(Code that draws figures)
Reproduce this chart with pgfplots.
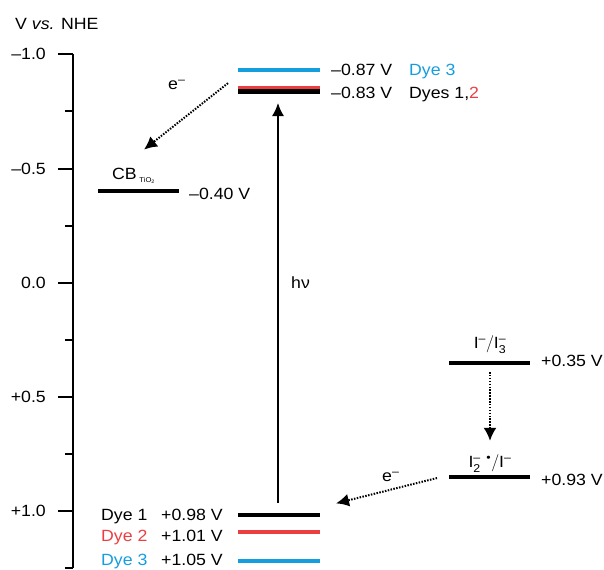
\documentclass[border=0pt]{standalone}
\usepackage{fontspec}
\setmainfont{Liberation Sans}[FakeStretch=1.09]
\usepackage{amsmath}
\usepackage{pgfplots}
\pgfplotsset{compat=1.18}
\usetikzlibrary{arrows.meta}
\definecolor{dyeblue}{RGB}{20,158,222}
\definecolor{dyered}{RGB}{236,62,64}

\begin{document}
\begin{tikzpicture}[font=\fontsize{16.3}{19}\selectfont, every node/.style={inner sep=0pt}]
\begin{axis}[
  scale only axis, width=531bp, height=513.9bp,
  xmin=73, xmax=604, ymin=-1, ymax=1.25, y dir=reverse,
  axis x line=none, axis y line*=left,
  y axis line style={line width=2bp},
  xtick=\empty,
  ytick={-1,-0.5,0,0.5,1},
  yticklabels={–1.0,–0.5,0.0,+0.5,+1.0},
  minor ytick={-0.75,-0.25,0.25,0.75,1.25},
  tick align=outside,
  major tick length=15bp, minor tick length=8bp,
  every tick/.style={black, line width=2bp},
  yticklabel style={font=\fontsize{16.3}{19}\selectfont, anchor=east, inner sep=0pt, xshift=-12bp},
  clip=false,
]
% corners of the whole figure
\coordinate (bbSW) at (axis cs:0,1.254);
\coordinate (bbNE) at (axis cs:604,-1.238);

% energy levels
\addplot[black, line width=4bp] coordinates {(98,-0.401) (179,-0.401)};
\addplot[dyeblue, line width=3.5bp] coordinates {(238,-0.931) (320,-0.931)};
\addplot[dyered, line width=3.5bp] coordinates {(238,-0.855) (320,-0.855)};
\addplot[black, line width=4.5bp] coordinates {(238,-0.837) (320,-0.837)};
\addplot[black, line width=4bp] coordinates {(238,1.017) (320,1.017)};
\addplot[dyered, line width=3.5bp] coordinates {(238,1.092) (320,1.092)};
\addplot[dyeblue, line width=3.5bp] coordinates {(238,1.219) (320,1.219)};
\addplot[black, line width=4bp] coordinates {(449,0.351) (530,0.351)};
\addplot[black, line width=4bp] coordinates {(449,0.851) (530,0.851)};

% arrows
\addplot[black, line width=1.5bp, -{Latex[length=13bp,width=12bp]}] coordinates {(278,0.964) (278,-0.787)};
\addplot[black, line width=2bp, dash pattern=on 1.5bp off 1.4bp, -{Latex[length=13bp,width=13bp]}] coordinates {(228,-0.874) (144,-0.583)};
\addplot[black, line width=2bp, dash pattern=on 1.5bp off 1.4bp, -{Latex[length=13bp,width=13bp]}] coordinates {(490,0.391) (490,0.692)};
\addplot[black, line width=2bp, dash pattern=on 1.5bp off 1.4bp, -{Latex[length=13bp,width=13bp]}] coordinates {(437,0.855) (336,0.966)};

% labels
\node[anchor=base west] at (axis cs:15,-1.107) {V \textit{vs.} NHE};
\node[anchor=base west] at (axis cs:331,-0.909) {–0.87 V};
\node[anchor=base west, text=dyeblue] at (axis cs:409,-0.909) {Dye 3};
\node[anchor=base west] at (axis cs:331,-0.807) {–0.83 V};
\node[anchor=base west] at (axis cs:409,-0.807) {Dyes 1,\textcolor{dyered}{2}};
\node[anchor=base west] at (axis cs:168,-0.844) {e\textsuperscript{–}};
\node[anchor=base west] at (axis cs:112,-0.450) {CB\,\raisebox{-2.5bp}{\fontsize{7}{8}\selectfont TiO\textsubscript{2}}};
\node[anchor=base west] at (axis cs:189,-0.366) {–0.40 V};
\node[anchor=base west] at (axis cs:291,0.023) {hν};
\node[anchor=base] at (axis cs:490,0.29) {$\text{I}^{\text{–}}/\text{I}_{\text{3}}^{\text{–}}$};
\node[anchor=base west] at (axis cs:541,0.368) {+0.35 V};
\node[anchor=base] at (axis cs:490,0.811) {$\text{I}_{\text{2}}^{\text{–}\;\;\text{•}}/\text{I}^{\text{–}}$};
\node[anchor=base west] at (axis cs:541,0.886) {+0.93 V};
\node[anchor=base west] at (axis cs:382,0.871) {e\textsuperscript{–}};
\node[anchor=base west] at (axis cs:101,1.043) {Dye 1};
\node[anchor=base west] at (axis cs:161,1.043) {+0.98 V};
\node[anchor=base west, text=dyered] at (axis cs:101,1.131) {Dye 2};
\node[anchor=base west] at (axis cs:161,1.131) {+1.01 V};
\node[anchor=base west, text=dyeblue] at (axis cs:101,1.238) {Dye 3};
\node[anchor=base west] at (axis cs:161,1.238) {+1.05 V};
\end{axis}
\pgfresetboundingbox
\useasboundingbox (bbSW) rectangle (bbNE);
\end{tikzpicture}
\end{document}
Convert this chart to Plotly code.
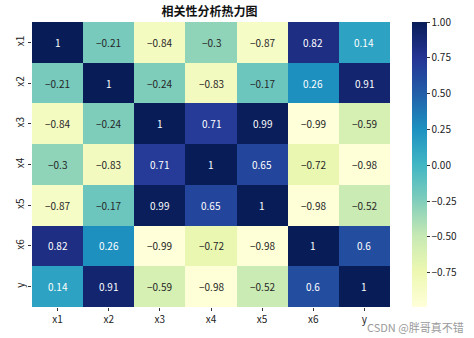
import plotly.graph_objects as go

# Correlation matrix of the variables
labels = ["x1", "x2", "x3", "x4", "x5", "x6", "y"]
corr = [
    [1, -0.21, -0.84, -0.3, -0.87, 0.82, 0.14],
    [-0.21, 1, -0.24, -0.83, -0.17, 0.26, 0.91],
    [-0.84, -0.24, 1, 0.71, 0.99, -0.99, -0.59],
    [-0.3, -0.83, 0.71, 1, 0.65, -0.72, -0.98],
    [-0.87, -0.17, 0.99, 0.65, 1, -0.98, -0.52],
    [0.82, 0.26, -0.99, -0.72, -0.98, 1, 0.6],
    [0.14, 0.91, -0.59, -0.98, -0.52, 0.6, 1],
]
cbar_ticks = [1.0, 0.75, 0.5, 0.25, 0.0, -0.25, -0.5, -0.75]

ylgnbu = ["#ffffd9", "#edf8b1", "#c7e9b4", "#7fcdbb", "#41b6c4",
          "#1d91c0", "#225ea8", "#253494", "#081d58"]
zmin = min(min(r) for r in corr)
zmax = max(max(r) for r in corr)
cscale = [[i / (len(ylgnbu) - 1), c] for i, c in enumerate(ylgnbu)]

FONT = "Noto Sans CJK SC"


def fmt(v):
    s = f"{v:g}"
    return s.replace("-", "\u2212")


fig = go.Figure(go.Heatmap(
    z=corr, x=labels, y=labels,
    colorscale=cscale, zmin=zmin, zmax=zmax,
    xgap=0, ygap=0,
    colorbar=dict(
        x=1.061, xanchor="left", xpad=0, y=0.5, yanchor="middle",
        len=1.0, lenmode="fraction", thickness=15, ypad=0,
        outlinewidth=0,
        tickvals=cbar_ticks,
        ticktext=[f"{t:.2f}".replace("-", "\u2212") for t in cbar_ticks],
        ticks="outside", ticklen=3, tickcolor="#333",
        tickfont=dict(family=FONT, size=10, color="#222"),
    ),
    hoverinfo="skip",
))

annotations = []
for i, row in enumerate(corr):
    for j, v in enumerate(row):
        frac = (v - zmin) / (zmax - zmin)
        color = "white" if frac > 0.5 else "#262626"
        annotations.append(dict(
            x=labels[j], y=labels[i], text=fmt(v), showarrow=False,
            font=dict(family=FONT, size=10, color=color),
        ))

annotations.append(dict(
    x=1.0, y=0, xref="paper", yref="paper", xanchor="right", yanchor="top",
    text="CSDN @胖哥真不错", showarrow=False, xshift=76, yshift=-10,
    font=dict(family=FONT, size=11, color="#9a9a9a"),
))

fig.update_layout(
    width=474, height=338,
    margin=dict(l=29, r=84, t=22, b=28),
    paper_bgcolor="white", plot_bgcolor="white",
    title=dict(text="<b>相关性分析热力图</b>", x=(29 + 390) / 2 / 474, xanchor="center",
               y=1 - 12 / 338, yanchor="middle",
               font=dict(family=FONT, size=12, color="#111")),
    annotations=annotations,
    xaxis=dict(showgrid=False, ticks="outside", ticklen=3, tickcolor="#333",
               tickfont=dict(family=FONT, size=10, color="#222"), zeroline=False),
    yaxis=dict(showgrid=False, ticks="outside", ticklen=3, tickcolor="#333",
               autorange="reversed", tickangle=-90,
               tickfont=dict(family=FONT, size=10, color="#222"), zeroline=False),
)

fig.write_html("out.html")
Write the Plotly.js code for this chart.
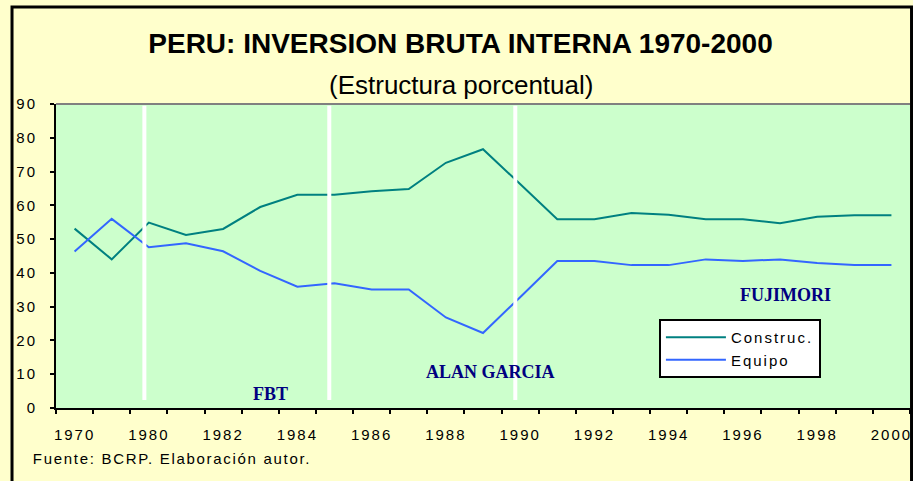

● INSTRUCTION: Of all the lines in the listing above, how many contain the word "this"? Answer with the number alone.

● RESPONSE: 3